We text friends and ask if they are ready to go. We check in with neighbors and ask their plans. We sleep in shifts with cell phones resting on our hearts to alert us. Around 4 am the emergency alert message arrives indicating a mandatory evacuation. The Sheriff’s Department car coasts by with their distinctive high/low evacuation sirens. I glance at our car and snap at my husband: the car is filled with our knick-knacks but I only have a few days of clothes packed! He replies: we can buy clothes, but we can’t buy back our memories.
We can’t buy back the decorative pillow that my mom gave us on our wedding day, 16 years ago. It seems silly, but it goes in.
My children ask: what should we put in our bag? I tell them, bring things that give you comfort. My younger son fills a bag to the brim with books and stuffed animals. My older son brings a treasured photo of him and his brother in a wooden frame that a babysitter made them. The wind is coming in hot gusts as we load up the car, blowing leaves and ash with it. Around 4:30am we pull into slowly moving traffic moving down our normally quiet country road. In the darkness of the power outage, looking away from the road the only lights we can see are people packing their cars in their driveways. It is more than an hour before our cell phones work again, in a world of darkness and smoke and thousands of people fleeing a threat in the night.
We are lucky this time. A few days later we are unpacking the treasures from the car and bringing them back in the house. But after the wildfires of the past few years, we know friends who have been left with only what was in their car when they escaped. This is no stretch of the imagination for us, or for our children. The things we bring with us, and the things left behind.
As I am putting things away it dawns on me: we are packing for one emergency at a time but we are really preparing for our collective climate emergency. Every year that goes by where we don’t confront this crisis, the risk of drought, fire, and floods increases for my community. In the next decade, how many days of smoke, power outages, school closures, and evacuations will there be for my family, and so many others? We usually think about climate change adaptation as coming in the form of physical structures: fireproof homes and buildings above rising sea level. I’ve realized that part of our process of climate adaptation is this evaluation of our beloved items, our memories, what we hold dear. What will we save, and what will we lose. This is a component of adapting to our new riskier world.

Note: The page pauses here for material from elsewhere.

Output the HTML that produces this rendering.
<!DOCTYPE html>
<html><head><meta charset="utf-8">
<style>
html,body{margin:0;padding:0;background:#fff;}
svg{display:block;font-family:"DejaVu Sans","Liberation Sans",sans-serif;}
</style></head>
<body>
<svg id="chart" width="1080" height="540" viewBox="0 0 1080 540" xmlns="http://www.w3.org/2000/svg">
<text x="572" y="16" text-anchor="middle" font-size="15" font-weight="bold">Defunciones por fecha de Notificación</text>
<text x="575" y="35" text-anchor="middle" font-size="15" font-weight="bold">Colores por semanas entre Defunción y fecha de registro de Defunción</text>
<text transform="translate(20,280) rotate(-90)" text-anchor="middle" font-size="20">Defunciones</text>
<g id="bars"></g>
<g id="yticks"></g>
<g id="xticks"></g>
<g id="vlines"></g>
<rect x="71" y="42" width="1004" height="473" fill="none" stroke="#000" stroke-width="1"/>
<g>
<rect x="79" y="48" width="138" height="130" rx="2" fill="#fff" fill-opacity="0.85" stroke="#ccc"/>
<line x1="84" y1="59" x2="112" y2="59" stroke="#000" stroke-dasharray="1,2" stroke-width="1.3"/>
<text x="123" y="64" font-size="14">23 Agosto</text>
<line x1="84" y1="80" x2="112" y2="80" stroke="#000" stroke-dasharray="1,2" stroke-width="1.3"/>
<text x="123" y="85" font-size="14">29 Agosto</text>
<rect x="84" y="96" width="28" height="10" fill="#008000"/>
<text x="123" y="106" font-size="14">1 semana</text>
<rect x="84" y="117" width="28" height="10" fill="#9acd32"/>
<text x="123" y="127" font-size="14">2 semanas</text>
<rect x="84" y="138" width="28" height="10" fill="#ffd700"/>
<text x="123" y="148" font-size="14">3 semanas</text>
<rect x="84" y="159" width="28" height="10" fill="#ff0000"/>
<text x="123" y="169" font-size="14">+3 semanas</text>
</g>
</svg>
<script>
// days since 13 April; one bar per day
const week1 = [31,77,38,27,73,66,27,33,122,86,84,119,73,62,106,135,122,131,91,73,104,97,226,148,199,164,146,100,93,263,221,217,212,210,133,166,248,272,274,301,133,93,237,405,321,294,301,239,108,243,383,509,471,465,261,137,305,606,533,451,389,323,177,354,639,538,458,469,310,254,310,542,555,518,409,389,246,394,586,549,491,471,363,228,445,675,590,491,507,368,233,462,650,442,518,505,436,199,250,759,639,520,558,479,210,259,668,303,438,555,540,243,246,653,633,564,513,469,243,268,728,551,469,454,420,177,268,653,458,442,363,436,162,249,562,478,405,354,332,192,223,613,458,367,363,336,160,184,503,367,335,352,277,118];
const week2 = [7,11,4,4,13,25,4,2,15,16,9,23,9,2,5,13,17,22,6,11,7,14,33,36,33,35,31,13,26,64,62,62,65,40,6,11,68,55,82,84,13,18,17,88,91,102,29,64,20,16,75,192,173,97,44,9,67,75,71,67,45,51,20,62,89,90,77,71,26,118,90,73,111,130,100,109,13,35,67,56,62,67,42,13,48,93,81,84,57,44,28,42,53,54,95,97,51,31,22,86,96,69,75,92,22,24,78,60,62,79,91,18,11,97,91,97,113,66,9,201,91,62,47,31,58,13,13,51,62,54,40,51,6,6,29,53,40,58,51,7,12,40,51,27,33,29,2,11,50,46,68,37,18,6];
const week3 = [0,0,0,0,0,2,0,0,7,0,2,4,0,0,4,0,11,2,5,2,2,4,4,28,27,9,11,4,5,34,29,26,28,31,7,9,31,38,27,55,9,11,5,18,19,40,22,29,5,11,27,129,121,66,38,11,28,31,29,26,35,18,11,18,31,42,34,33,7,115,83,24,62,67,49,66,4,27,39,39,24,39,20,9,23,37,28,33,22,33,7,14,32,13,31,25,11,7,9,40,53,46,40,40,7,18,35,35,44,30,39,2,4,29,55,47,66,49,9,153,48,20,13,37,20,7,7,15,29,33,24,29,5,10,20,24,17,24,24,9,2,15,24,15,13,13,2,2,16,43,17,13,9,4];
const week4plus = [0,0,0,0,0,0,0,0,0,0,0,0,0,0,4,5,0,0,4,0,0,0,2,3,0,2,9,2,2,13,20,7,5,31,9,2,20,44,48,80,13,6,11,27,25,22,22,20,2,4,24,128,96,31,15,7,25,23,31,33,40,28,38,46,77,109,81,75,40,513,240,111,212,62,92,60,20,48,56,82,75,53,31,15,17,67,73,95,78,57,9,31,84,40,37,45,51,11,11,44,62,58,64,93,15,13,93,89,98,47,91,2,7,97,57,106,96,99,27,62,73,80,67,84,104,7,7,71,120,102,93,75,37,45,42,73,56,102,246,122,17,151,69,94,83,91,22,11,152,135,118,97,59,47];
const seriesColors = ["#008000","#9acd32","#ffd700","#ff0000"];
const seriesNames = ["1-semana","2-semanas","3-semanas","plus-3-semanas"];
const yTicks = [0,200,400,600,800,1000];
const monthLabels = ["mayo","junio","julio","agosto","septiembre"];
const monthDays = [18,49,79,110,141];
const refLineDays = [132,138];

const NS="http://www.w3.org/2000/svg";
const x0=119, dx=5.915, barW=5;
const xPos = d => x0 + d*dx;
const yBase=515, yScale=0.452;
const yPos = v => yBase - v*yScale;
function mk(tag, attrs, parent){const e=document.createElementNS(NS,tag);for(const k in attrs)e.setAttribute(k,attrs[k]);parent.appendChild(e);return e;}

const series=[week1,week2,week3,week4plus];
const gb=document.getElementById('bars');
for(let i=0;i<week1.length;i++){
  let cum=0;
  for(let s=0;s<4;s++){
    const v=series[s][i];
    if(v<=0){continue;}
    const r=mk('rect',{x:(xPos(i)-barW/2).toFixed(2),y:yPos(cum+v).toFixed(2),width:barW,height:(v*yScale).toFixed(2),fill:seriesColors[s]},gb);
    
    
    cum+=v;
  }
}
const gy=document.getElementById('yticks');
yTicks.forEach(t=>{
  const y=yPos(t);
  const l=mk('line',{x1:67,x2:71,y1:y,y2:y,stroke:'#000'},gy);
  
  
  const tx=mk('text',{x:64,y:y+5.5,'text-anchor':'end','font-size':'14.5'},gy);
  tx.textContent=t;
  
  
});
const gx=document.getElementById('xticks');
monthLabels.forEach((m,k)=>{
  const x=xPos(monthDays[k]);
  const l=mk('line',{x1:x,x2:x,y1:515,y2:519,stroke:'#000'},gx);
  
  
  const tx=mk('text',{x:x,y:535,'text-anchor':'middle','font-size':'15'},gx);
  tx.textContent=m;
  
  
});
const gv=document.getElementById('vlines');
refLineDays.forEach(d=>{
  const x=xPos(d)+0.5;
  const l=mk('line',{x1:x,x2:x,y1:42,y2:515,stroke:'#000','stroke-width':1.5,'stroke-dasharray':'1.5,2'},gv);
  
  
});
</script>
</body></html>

What is the packing list for a climate emergency? Bring your memories. I’ll pack my memories of this time we are in now, and times of the past. In one of our favorite family stories, Frederick by Leo Lionni, a mouse stores up all of the memories to help his mouse friends through the cold winter: the feelings of the sun’s warmth and the sounds and colors of spring. Like Frederick, we need to store away stories and memories and feelings. Years from now, I want to tell my children how fall used to be my favorite time of the year, before the fires of 2017 came and changed our relationship with the wind. How the fog rolled in during the spring and summer like a blanket on the California coast, followed by late summer warmth, and then rain typically came in October, allowing us to sleep to the sound of the drizzle.

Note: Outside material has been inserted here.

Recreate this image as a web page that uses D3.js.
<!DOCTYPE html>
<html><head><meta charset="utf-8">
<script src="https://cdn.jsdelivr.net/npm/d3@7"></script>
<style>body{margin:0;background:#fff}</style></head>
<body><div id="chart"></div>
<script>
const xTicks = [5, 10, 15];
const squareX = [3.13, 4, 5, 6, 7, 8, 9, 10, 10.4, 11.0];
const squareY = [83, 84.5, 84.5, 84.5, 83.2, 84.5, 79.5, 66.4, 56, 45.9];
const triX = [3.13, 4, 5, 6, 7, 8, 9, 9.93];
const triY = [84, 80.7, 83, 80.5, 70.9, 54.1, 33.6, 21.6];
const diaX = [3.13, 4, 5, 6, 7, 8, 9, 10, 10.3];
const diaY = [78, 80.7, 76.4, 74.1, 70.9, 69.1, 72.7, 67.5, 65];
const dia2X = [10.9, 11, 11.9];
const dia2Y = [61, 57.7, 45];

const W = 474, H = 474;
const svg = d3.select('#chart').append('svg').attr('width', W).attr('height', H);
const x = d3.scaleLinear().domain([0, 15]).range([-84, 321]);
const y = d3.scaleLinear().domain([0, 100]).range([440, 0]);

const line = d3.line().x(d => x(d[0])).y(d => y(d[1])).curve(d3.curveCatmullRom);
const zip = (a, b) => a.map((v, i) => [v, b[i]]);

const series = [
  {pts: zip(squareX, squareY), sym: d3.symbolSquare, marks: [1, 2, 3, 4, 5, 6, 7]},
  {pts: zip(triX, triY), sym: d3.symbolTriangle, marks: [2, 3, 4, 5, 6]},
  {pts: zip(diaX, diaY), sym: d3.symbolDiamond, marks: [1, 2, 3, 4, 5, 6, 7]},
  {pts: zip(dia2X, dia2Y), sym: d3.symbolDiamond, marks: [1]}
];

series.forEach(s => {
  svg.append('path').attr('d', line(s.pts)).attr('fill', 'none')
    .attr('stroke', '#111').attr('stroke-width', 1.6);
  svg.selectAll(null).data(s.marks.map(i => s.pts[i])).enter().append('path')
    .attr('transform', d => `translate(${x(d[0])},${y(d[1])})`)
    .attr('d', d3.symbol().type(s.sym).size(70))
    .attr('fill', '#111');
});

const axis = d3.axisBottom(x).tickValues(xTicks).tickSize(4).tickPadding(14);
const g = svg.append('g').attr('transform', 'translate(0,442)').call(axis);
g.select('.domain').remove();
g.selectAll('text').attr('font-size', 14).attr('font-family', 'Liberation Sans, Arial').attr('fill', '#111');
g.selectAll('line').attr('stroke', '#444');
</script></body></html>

I’ll bring some memories from this fire, too. I’ll remember the friends who texted through the night to make sure we evacuated safely. I’ll remember the dozens of people who offered us places to stay and warm meals. I’ll remember that when we returned home, the morning after the evacuations lifted, the owner of our local grocery store greeted me with a warm cup of coffee at the bakery counter of his shop. We were living in a community with no power, wandering through a haze of smoke trying to see the end of the current disaster, and there were tremendous acts of kindness in our everyday interactions.
I’ll remember that in this same year, children around the world gave voice to the injustice of climate change and that we joined them in any way we could — in marches and letters and calls to our elected representatives. I’ll remember the lump in my throat and the restrained tears that have been present during each and every one of my discussions with school-aged kids and college students about the trajectory we are on. I will hold dear all of the ways, large and small, that we spoke up with our voices and our bodies to keep this planet habitable. I will also remember that occasionally, on drives to school in the morning, my kids and I would daydream about the future. Together we would envision a world that was past the climate crisis. It had new energy sources, but perhaps more significantly, it had new systems — for bringing people’s voices to the fore who had been suppressed for so long, and for reconnecting humans with the planet.
What is the packing list for a climate emergency? Bring things that give you comfort. I’ll bring with me the knowledge that people around the world are rising up and taking control of our collective future on this planet. I’ll also pack my old family recipes and my grandfather’s books, and that photo of my children together. Because sometime in the future, I will need to reassure myself that some cherished things remain true: there are fundamental parts of who we are that will emerge and become stronger as we find our way through this time we are in.